In last week's article, I discussed what physical changes offices should undergo in the future of work.
However, what happens within the office may be even more important than what that office looks like. Today I'll write about another critical issue companies face, especially in the hybrid workplace: employee engagement (or the lack thereof.)
Introducing: the Hybrid Paradox.
According to Ben Hamley, a work futurist at JLL, technology allows us to be hyperconnected, enabling remote work from anywhere in the world.
These advances bring significant benefits:
- employees are now more engaged and committed to working;
- they have a clearer sense of purpose;
- they are empowered, supported, and encouraged to take initiatives;
- and they are enthusiastic about changes.
- they give us deeply cherished autonomy at work.
On the other hand, the lack of face-to-face interactions and increased work-from-home loneliness has made employees feel less connected to their coworkers than ever before, bringing about substantial mental burdens.
Or, in Ben's words: "the 'more hybrid' someone's work pattern is, the more they reported feeling overwhelmed by a huge mental burden and isolated, lacking strong connections with colleagues."
Recent Microsoft research tells the same story about remote teams. In their study, only half of employees have strong relationships with their direct teams, while even less (42%) have such relationships with other teams.
From research conducted by Humu, with the shift towards more hybrid and part-time workplaces, a growing majority of employees say that relationships with colleagues, collaboration, and communication with teammates are the three most challenging aspects of hybrid work, even more so than relationships with their managers.
How to Create Connections in the Hybrid Workplace
Human connection is easy to achieve in a traditional office.
For example, running into and saying hello to coworkers in the elevator, having small talk in the kitchen or pantry, etc. Lunches or coffee breaks are quickly and informally organized and can happen across departments.
While these interactions seem unrelated to work, they have been proven to spark creativity, fuel great ideas, kindle a sense of fellowship, and most importantly, a sense of belonging to a shared community.
So how to achieve this when people only spend 2-3 days in the office and often on different days due to differing hybrid work schedule?

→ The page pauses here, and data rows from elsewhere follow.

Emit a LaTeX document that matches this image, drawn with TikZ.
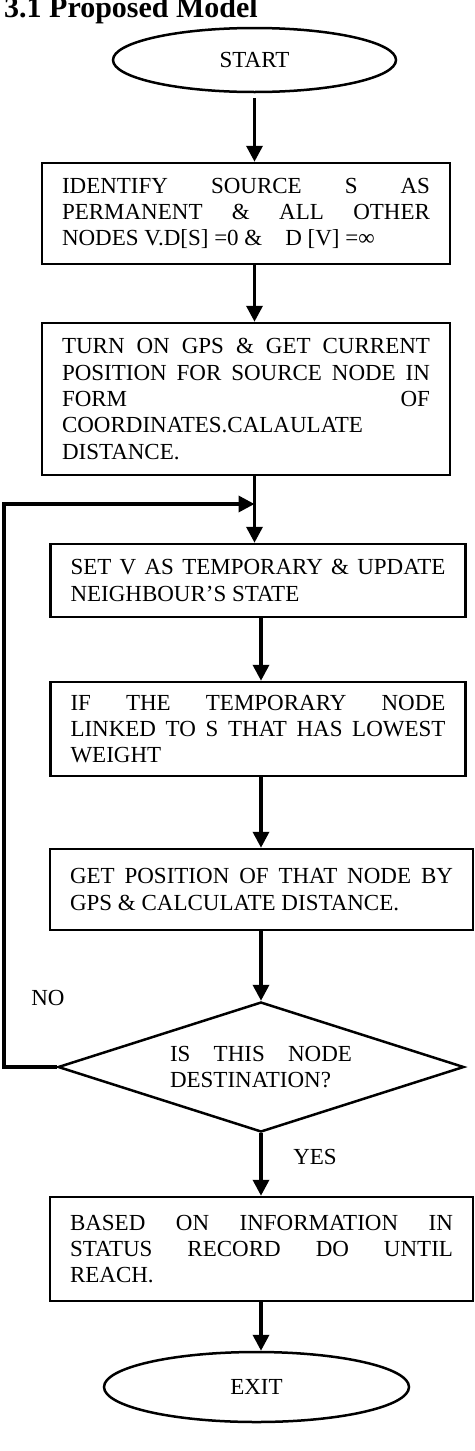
\documentclass[tikz,border=0pt]{standalone}
\usepackage{fontspec}
\setmainfont{Liberation Serif}
\usetikzlibrary{arrows.meta,positioning,shapes.geometric}
\setlength{\parindent}{0pt}
\hyphenpenalty=10000
\exhyphenpenalty=10000

\begin{document}
\begin{tikzpicture}[x=1pt, y=-1pt, >={Triangle[length=16pt,width=16pt]},
  font=\fontsize{23}{26.3}\selectfont,
  startstop/.style={draw, ellipse, line width=2.5pt, inner sep=0pt},
  process/.style={draw, rectangle, line width=2.5pt, inner xsep=20pt, inner ysep=0pt, text width=#1, align=justify},
  decision/.style={draw, diamond, aspect=3.12, line width=2.5pt, inner sep=0pt, text width=182pt, align=justify},
  flow/.style={->, line width=3.5pt, line join=miter}]
\useasboundingbox (0,0) rectangle (474,1451);
\node (title) [anchor=base east, inner sep=0pt, font=\fontsize{30}{36}\selectfont\bfseries] at (258,17.5) {3.1 Proposed Model};
\node (start) [startstop, minimum width=283pt, minimum height=64pt] at (254.5,60) {START};
\node (B1) [process=368pt, minimum height=101pt, below of=start, node distance=153.5pt, xshift=-8.5pt]
  {IDENTIFY SOURCE S AS\linebreak PERMANENT \& ALL OTHER\linebreak NODES V.D[S] =0 \&\quad D [V] =∞};
\node (B2) [process=368pt, minimum height=152pt, below of=B1, node distance=185.5pt]
  {TURN ON GPS \& GET CURRENT\linebreak POSITION FOR SOURCE NODE IN\linebreak FORM OF\linebreak COORDINATES.CALAULATE\\ DISTANCE.};
\node (B3) [process=375pt, minimum height=73pt, below of=B2, node distance=181.5pt, xshift=12pt]
  {SET V AS TEMPORARY \& UPDATE\linebreak NEIGHBOUR'S STATE};
\node (B4) [process=375pt, minimum height=94pt, below of=B3, node distance=148.5pt]
  {IF THE TEMPORARY NODE\linebreak LINKED TO S THAT HAS LOWEST\linebreak WEIGHT};
\node (B5) [process=383pt, minimum height=81pt, below of=B4, node distance=160.5pt, xshift=3.5pt]
  {GET POSITION OF THAT NODE BY\linebreak GPS \& CALCULATE DISTANCE.};
\node (D) [decision, minimum width=406pt, minimum height=130pt, below of=B5, node distance=177.5pt, xshift=-0.5pt]
  {IS THIS NODE\linebreak DESTINATION?};
\node (B6) [process=383pt, minimum height=104pt, below of=D, node distance=182pt, xshift=0.5pt]
  {BASED ON INFORMATION IN\linebreak STATUS RECORD DO UNTIL\linebreak REACH.};
\node (exit) [startstop, minimum width=305pt, minimum height=70pt, below of=B6, node distance=138pt, xshift=-5pt] {EXIT};
\node (no) at (48,998) {NO};
\node (yes) at (315,1157) {YES};
\coordinate (J) at (254.5,504);
\coordinate (L) at (4,504);
% main flow
\draw[flow] ([yshift=-5pt]start.south) -- (B1.north -| start);
\draw[flow] (B1.south -| start) -- (B2.north -| start);
\draw[flow] (B2.south -| start) -- (B3.north -| start);
\draw[flow] (B3.south -| D) -- (B4.north -| D);
\draw[flow] (B4.south -| D) -- (B5.north -| D);
\draw[flow] (B5.south -| D) -- (D.north);
\draw[flow] (D.south) -- (B6.north -| D);
\draw[flow] (B6.south -| D) -- (exit.north -| D);
% loop back
\draw[flow] (D.west) -| (L) -- (J);
\end{tikzpicture}
\end{document}
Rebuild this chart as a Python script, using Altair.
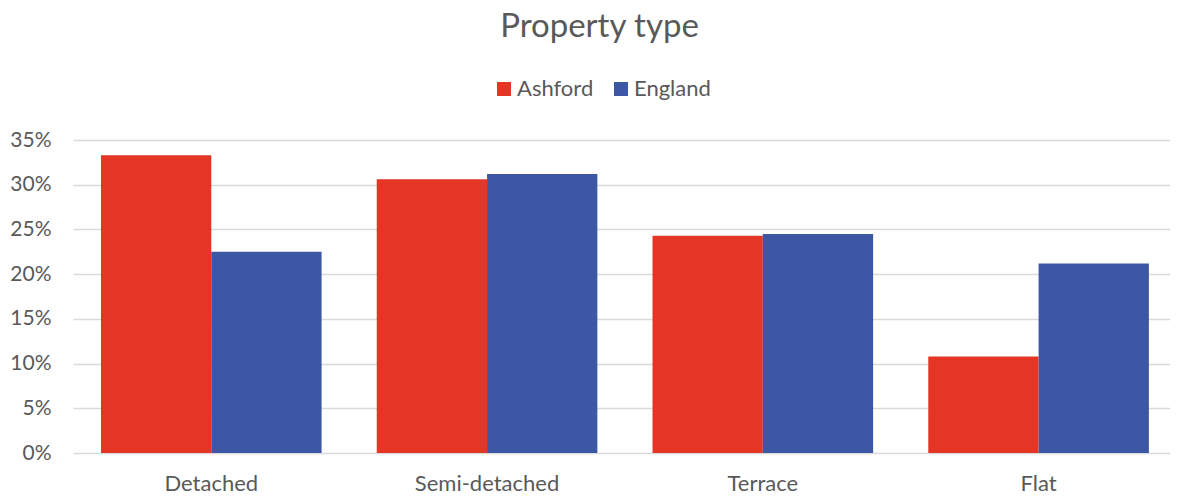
import altair as alt
import pandas as pd

categories = ["Detached", "Semi-detached", "Terrace", "Flat"]
series = ["Ashford", "England"]
ashford = [0.333, 0.306, 0.243, 0.108]
england = [0.225, 0.312, 0.245, 0.212]
colors = ["#E43525", "#3C58A4"]

rows = []
for i, c in enumerate(categories):
    rows.append({"type": c, "area": "Ashford", "share": ashford[i]})
    rows.append({"type": c, "area": "England", "share": england[i]})
df = pd.DataFrame(rows)

FONT = "Lato"
TXT = "#595959"

chart = alt.Chart(df).mark_bar().encode(
    x=alt.X("type:N", sort=categories, title=None,
            scale=alt.Scale(paddingInner=0.2, paddingOuter=0.089, align=0.57),
            axis=alt.Axis(labelAngle=0, labelFontSize=22, labelFont=FONT, labelColor=TXT,
                          labelPadding=20, ticks=False, domain=False)),
    xOffset=alt.XOffset("area:N", sort=series, scale=alt.Scale(paddingInner=0, paddingOuter=0)),
    y=alt.Y("share:Q", title=None,
            scale=alt.Scale(domain=[0, 0.35], nice=False),
            axis=alt.Axis(format=".0%", values=[0, 0.05, 0.1, 0.15, 0.2, 0.25, 0.3, 0.35],
                          labelFontSize=21, labelFont=FONT, labelColor=TXT, labelPadding=22,
                          ticks=False, domain=False, gridColor="#d9d9d9", gridWidth=1.5)),
    color=alt.Color("area:N", sort=series, title=None,
                    scale=alt.Scale(domain=series, range=colors),
                    legend=alt.Legend(orient="none", direction="horizontal", legendX=420, legendY=-62,
                                      symbolType="square", symbolSize=196, symbolStrokeWidth=0,
                                      labelFontSize=22, labelFont=FONT, labelColor=TXT,
                                      labelOffset=2, columnPadding=16)),
).properties(
    width=1097, height=313,
    title=alt.TitleParams("Property type", fontSize=33, font=FONT, color=TXT, fontWeight="normal",
                          anchor="middle", offset=34, dx=-22),
    padding={"left": 65, "top": 132, "right": 0, "bottom": 42},
    autosize=alt.AutoSizeParams(type="none"),
).configure_view(stroke=None)

chart.save("out.html", embed_options={"renderer": "svg", "actions": False})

In the Starter Kit, we suggest a few strategies companies can foster to create connection and a sense of community at work even if people don't work in a physical office together.
- First, collect relevant data on your employees' interests and passions. Who are they? What do they want to do next? What would make it meaningful to them if you'd organize a cool event? Just brainstorming wild ideas goes against employee engagement best practices.
- Second, find communities of like-minded employees within your wide employee base. These could be teams, departments, project groups, or even small circles such as people with similar interests or in similar life stages.
- Once you've found these "tribes," create community-specific content like events and activities. Understand what your community needs to thrive and tailor to those needs. At each one of these events, like-minded people will connect to others with similar interests or passions, and grow their roots further into the company. Note: smaller weekly events catering to specific niche topics such as creativity and well-being often trump big monthly gatherings in their effectiveness to engage people meaningfully.
It's a big and daunting task for HR and Employee Experience leaders, but I'm convinced it's what needs to get done to engage your teams in an age where the office has become appointment-based. Our hybrid work white paper provides additional context and ideas if you're curious.
Tapping into managers
In hybrid workplaces, the manager becomes even more critical. In many ways, it's how individual employees experience the company. What can managers do to create and sustain connections in the workplace? Humu offers a few suggestions for them as well.
- Make small changes with large impacts, such as providing predictable schedules and shared expectations about communication.
- Offer frequent development opportunities. For example, you can identify and schedule one opportunity for growth every month for each employee, namely leadership meetings, informal job-shadowing, etc.
- Promote cohesion by bringing attention to work that has flown under the radar. Give shout-outs to members and their underrated accomplishments during meetings and actively ask your team leaders for recommendations regularly.
In summary, make your employees feel seen, heard, and acknowledged.
Employee Engagement in the Hybrid Workplace
As workplaces are going hybrid, we need to realize genuine human connections are and will remain essential.
And that they will require more work to create and foster – beyond just a good hybrid work policy.
These connections among employees must be a top priority for People Leaders and managers to keep in mind while building their workplaces. With our efforts, employee engagement will flourish even in a more fragmented world of work.